Egypt

Egypt: A ‘failed state’?

Egypt is a “failed state” according to US magazine Foreign Policy (FP)’s 2010 Failed States Index (FSI), which appeared in the influential magazine’s July/August issue.
The index is the result of collaboration between FP and the Fund for Peace, a US-based research and educational organization. Recognized by major international institutions, the FSI, first established in 2005, employs a battery of social, economic and political indicators to determine a country’s relative stability–or instability. It divides the nations of the world into five categories: critical, in danger, borderline, stable and most stable.
Egypt ranked 49th on this year’s index, with Somalia, Chad and Sudan being deemed the world’s first, second and third most failed states, respectively. Egypt came in at 43rd place last year, 40th in 2008, and 36th in 2007, marking a slight but steady improvement over the last four years.
Using publicly available sources, this year’s index analyzed 177 countries, rating them on 12 indicators relating to “state decay,” including refugee flows, quality of public services, economic decline and human rights violations.
Seven of the top ten most failed states on the FSI were African countries, the other three being Afghanistan (at sixth place), Iraq (at seventh), and Pakistan (at tenth). Israel/West Bank came in at 54th, while the Palestinian Gaza Strip was not even included on the index.
This year’s “least failed” state was Norway, with the United States coming in at 159th.
Egypt scored the lowest in the three categories of “deligitimization of the state” due to endemic official corruption and profiteering by ruling elites, its accumulation of “grievances” on the part of communal groups, and human rights violations.
Nabil Helmi, chairman of the National Democratic Party’s Commission on Human Rights (NDPCHR) and member of the National Human Rights Council, says that Egypt has shown some improvement in this last category, but concedes that more work must be done.
“Egypt has not yet achieved an appropriate international standard for human rights, but it has developed in this field,” he said, “especially if you consider the context of the country’s many social problems, such as poverty and unemployment.”
As an NDPCHR member, Helmi says there are fewer human rights complaints being registered than in the past. This is especially the case in terms of civil rights, the area in which he claims most progress has been made.
“If we look at the UN Human Rights Council’s Universal Periodic Review, under the rules of the international human rights council in Geneva, the result was very positive for Egypt,” he said. “And we’re pushing Egypt to do better.”
Concerning corruption within the ruling party, the NDP official again acknowledged that more needs to be done. He asserted that Egypt’s “culture of poverty” stood at the root of most official corruption.

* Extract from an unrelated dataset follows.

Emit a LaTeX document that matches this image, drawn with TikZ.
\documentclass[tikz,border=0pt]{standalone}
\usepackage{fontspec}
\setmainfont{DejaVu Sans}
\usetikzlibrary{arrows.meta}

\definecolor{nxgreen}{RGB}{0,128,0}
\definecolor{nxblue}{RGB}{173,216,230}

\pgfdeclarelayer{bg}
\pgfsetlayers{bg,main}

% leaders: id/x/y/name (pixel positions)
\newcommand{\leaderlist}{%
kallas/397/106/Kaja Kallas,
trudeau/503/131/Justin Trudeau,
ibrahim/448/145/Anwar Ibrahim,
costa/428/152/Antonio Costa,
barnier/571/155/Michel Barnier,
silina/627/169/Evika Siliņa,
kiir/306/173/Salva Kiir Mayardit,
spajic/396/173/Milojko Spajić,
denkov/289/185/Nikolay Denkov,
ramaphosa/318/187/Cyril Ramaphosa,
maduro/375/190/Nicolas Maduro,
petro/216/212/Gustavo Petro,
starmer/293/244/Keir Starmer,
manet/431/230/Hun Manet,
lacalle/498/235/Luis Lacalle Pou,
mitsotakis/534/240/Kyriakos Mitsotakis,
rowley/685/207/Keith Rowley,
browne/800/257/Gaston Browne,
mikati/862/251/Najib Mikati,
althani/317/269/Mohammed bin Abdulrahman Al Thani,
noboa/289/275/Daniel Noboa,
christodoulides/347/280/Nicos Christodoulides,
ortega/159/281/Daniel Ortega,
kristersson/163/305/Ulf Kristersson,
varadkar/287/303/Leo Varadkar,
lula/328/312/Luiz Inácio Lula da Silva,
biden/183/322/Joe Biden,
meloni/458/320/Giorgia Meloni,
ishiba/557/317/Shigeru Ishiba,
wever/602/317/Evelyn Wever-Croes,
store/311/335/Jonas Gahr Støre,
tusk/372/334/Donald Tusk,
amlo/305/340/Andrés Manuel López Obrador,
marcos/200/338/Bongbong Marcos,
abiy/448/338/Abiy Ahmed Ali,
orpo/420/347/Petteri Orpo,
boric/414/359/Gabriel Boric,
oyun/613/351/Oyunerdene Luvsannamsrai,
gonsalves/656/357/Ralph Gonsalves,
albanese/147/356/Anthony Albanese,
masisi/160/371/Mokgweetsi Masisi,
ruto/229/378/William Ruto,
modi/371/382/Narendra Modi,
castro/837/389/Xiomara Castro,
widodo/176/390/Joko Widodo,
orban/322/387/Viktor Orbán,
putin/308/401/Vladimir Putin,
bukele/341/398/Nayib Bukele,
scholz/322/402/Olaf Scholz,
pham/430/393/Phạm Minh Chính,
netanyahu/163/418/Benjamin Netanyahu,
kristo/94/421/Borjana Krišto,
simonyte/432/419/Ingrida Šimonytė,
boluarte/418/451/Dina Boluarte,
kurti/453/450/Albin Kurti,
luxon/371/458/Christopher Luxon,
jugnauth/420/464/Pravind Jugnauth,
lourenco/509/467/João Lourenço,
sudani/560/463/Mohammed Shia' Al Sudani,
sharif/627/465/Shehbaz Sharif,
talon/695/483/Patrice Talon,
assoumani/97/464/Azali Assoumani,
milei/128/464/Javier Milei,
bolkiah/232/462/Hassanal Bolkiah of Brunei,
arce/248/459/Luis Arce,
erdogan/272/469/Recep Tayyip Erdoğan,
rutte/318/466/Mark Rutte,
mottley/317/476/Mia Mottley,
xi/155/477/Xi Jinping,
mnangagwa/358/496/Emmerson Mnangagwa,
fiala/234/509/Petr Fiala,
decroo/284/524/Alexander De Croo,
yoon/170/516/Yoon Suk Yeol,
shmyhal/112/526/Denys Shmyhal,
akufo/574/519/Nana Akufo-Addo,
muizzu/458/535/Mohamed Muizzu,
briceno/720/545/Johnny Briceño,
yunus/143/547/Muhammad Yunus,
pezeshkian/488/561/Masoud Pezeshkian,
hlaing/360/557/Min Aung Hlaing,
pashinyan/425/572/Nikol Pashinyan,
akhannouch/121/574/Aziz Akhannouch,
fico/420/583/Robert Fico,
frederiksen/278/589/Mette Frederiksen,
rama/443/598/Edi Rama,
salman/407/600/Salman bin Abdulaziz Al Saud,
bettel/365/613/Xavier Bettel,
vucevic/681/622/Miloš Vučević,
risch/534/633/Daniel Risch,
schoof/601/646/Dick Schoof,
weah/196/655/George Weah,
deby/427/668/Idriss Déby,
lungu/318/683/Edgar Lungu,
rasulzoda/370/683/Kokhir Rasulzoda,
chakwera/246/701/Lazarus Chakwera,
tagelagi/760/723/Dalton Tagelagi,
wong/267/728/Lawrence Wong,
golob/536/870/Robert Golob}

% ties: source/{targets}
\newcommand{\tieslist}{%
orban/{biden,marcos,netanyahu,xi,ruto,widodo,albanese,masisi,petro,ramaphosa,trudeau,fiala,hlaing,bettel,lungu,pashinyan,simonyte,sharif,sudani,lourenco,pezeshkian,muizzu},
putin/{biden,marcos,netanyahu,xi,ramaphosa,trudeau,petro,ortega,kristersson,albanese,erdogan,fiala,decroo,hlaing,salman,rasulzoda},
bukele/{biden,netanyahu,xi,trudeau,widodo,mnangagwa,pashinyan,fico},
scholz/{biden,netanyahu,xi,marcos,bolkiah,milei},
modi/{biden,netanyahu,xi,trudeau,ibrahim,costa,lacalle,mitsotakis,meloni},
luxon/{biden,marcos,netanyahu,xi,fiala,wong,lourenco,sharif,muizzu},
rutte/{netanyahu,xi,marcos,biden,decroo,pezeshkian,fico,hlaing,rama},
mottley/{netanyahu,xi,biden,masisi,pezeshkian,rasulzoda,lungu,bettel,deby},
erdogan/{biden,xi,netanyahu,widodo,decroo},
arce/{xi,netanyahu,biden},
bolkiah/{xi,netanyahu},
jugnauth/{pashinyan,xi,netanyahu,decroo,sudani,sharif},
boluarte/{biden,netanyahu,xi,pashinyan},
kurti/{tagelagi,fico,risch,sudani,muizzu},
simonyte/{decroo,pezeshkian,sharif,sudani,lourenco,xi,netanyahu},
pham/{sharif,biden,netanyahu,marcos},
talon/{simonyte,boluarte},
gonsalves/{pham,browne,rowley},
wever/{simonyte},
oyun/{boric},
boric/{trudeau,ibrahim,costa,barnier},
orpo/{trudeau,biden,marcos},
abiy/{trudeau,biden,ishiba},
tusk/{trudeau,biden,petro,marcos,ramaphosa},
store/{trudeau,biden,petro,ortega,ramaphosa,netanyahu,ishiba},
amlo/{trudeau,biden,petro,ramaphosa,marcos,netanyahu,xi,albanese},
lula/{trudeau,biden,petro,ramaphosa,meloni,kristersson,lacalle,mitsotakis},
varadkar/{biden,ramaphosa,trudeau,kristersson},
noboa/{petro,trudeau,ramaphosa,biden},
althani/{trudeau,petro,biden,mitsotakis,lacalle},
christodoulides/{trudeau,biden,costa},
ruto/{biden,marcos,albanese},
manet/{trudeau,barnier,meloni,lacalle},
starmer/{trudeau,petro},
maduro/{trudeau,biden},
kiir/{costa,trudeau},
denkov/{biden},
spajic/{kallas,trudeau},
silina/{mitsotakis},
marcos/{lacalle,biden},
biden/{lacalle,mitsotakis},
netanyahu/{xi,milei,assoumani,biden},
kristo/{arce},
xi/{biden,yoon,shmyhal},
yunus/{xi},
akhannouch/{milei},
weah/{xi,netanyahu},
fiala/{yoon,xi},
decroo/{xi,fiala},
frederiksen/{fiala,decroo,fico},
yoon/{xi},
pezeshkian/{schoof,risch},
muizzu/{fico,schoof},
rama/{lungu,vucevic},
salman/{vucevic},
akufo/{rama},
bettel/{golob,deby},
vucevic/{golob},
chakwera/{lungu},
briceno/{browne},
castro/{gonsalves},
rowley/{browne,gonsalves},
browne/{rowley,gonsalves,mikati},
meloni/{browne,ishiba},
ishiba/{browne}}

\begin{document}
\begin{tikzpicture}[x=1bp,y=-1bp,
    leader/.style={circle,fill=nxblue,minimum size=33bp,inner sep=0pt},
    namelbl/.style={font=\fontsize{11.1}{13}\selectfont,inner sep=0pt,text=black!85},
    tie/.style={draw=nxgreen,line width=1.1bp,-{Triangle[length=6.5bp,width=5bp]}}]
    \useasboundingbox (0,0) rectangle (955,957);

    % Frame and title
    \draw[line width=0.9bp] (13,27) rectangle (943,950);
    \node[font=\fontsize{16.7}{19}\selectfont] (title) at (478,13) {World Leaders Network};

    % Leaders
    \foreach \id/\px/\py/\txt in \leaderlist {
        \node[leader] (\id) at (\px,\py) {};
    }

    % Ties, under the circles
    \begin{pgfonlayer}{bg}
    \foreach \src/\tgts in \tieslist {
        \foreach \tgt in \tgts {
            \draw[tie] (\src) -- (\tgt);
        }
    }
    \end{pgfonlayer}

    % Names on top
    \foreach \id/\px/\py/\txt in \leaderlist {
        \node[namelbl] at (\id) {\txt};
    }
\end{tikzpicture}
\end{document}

“I think there is some corruption in Egypt, but this has everything to do with poverty,” Helmi said. “But many lawsuits, many inquiries, are brought to the courts against various people committing crimes of corruption–even against ex-ministers.”

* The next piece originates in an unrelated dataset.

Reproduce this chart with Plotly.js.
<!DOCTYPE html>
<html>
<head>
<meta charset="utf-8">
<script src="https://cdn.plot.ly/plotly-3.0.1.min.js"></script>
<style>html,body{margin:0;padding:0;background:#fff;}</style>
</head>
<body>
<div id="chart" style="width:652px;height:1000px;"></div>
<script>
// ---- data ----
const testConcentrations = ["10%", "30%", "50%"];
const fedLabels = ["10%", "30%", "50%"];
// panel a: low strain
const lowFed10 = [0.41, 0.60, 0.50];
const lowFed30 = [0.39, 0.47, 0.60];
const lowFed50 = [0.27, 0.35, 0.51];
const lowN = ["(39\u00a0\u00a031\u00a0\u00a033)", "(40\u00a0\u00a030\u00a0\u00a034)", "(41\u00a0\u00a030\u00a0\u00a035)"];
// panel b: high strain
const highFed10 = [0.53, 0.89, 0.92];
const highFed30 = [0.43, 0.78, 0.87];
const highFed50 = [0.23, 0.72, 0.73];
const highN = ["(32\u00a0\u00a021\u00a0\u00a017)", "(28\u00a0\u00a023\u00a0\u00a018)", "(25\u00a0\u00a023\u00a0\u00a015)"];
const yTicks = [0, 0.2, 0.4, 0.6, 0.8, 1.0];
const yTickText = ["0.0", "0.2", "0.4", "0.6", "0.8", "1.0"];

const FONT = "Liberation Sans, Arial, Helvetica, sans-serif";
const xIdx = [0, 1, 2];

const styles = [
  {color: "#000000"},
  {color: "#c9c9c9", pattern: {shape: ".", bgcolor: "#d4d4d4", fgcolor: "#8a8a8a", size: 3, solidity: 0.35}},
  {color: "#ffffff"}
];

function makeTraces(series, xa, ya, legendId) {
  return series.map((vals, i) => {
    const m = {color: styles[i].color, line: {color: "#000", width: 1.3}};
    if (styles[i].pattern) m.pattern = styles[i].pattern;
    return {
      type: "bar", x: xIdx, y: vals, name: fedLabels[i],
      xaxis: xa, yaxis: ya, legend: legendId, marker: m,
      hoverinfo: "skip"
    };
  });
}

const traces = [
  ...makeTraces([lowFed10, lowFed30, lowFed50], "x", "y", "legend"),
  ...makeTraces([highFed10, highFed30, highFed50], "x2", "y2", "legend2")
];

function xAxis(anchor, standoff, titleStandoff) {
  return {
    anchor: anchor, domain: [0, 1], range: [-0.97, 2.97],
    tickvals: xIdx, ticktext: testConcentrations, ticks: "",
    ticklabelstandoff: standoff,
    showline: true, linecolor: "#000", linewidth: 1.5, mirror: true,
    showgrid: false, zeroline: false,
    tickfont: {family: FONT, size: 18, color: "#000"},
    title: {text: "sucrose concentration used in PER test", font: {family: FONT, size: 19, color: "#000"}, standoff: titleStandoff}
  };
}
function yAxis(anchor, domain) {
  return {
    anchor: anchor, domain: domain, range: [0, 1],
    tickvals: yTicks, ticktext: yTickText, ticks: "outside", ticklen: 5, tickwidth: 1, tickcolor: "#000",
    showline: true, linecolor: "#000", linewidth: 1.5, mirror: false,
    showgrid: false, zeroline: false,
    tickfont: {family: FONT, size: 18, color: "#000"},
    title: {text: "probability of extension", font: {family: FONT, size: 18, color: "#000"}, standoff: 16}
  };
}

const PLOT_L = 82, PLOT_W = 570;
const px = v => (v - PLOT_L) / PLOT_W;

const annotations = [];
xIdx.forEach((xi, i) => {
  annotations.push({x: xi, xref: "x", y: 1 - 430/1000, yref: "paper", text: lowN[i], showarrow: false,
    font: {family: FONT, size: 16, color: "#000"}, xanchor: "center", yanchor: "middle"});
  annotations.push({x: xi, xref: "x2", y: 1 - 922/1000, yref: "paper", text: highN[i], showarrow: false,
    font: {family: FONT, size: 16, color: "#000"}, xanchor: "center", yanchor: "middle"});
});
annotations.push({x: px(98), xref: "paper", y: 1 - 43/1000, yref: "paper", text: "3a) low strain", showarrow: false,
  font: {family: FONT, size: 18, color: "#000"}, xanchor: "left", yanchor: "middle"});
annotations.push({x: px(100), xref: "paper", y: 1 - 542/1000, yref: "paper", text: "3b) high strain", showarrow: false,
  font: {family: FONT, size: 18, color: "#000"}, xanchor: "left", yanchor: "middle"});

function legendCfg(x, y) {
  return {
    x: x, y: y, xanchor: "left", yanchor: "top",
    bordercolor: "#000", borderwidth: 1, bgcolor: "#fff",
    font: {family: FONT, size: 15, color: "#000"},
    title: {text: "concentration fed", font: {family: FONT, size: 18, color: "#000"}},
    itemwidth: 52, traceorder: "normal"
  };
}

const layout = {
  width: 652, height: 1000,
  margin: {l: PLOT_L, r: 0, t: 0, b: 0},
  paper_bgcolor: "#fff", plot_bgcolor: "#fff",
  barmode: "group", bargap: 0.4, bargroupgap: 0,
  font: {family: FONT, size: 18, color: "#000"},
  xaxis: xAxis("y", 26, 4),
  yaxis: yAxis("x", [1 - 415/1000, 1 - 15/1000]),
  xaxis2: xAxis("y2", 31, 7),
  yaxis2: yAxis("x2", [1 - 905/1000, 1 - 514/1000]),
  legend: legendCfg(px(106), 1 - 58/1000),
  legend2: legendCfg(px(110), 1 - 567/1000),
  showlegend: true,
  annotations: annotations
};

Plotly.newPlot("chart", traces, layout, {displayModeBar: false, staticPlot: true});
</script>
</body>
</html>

Some critics charge that the FSI is simply a way to denigrate certain countries and make the US feel better about its own iniquities. Just because some countries have different sets of internal problems, they say, does not necessarily make them “failed.”
Some detractors also assert that, since the study is based on western standards, it is therefore biased. Others say the index should not even be compiled in the first place, calling it a “propaganda tool” serving the interests of US imperialism.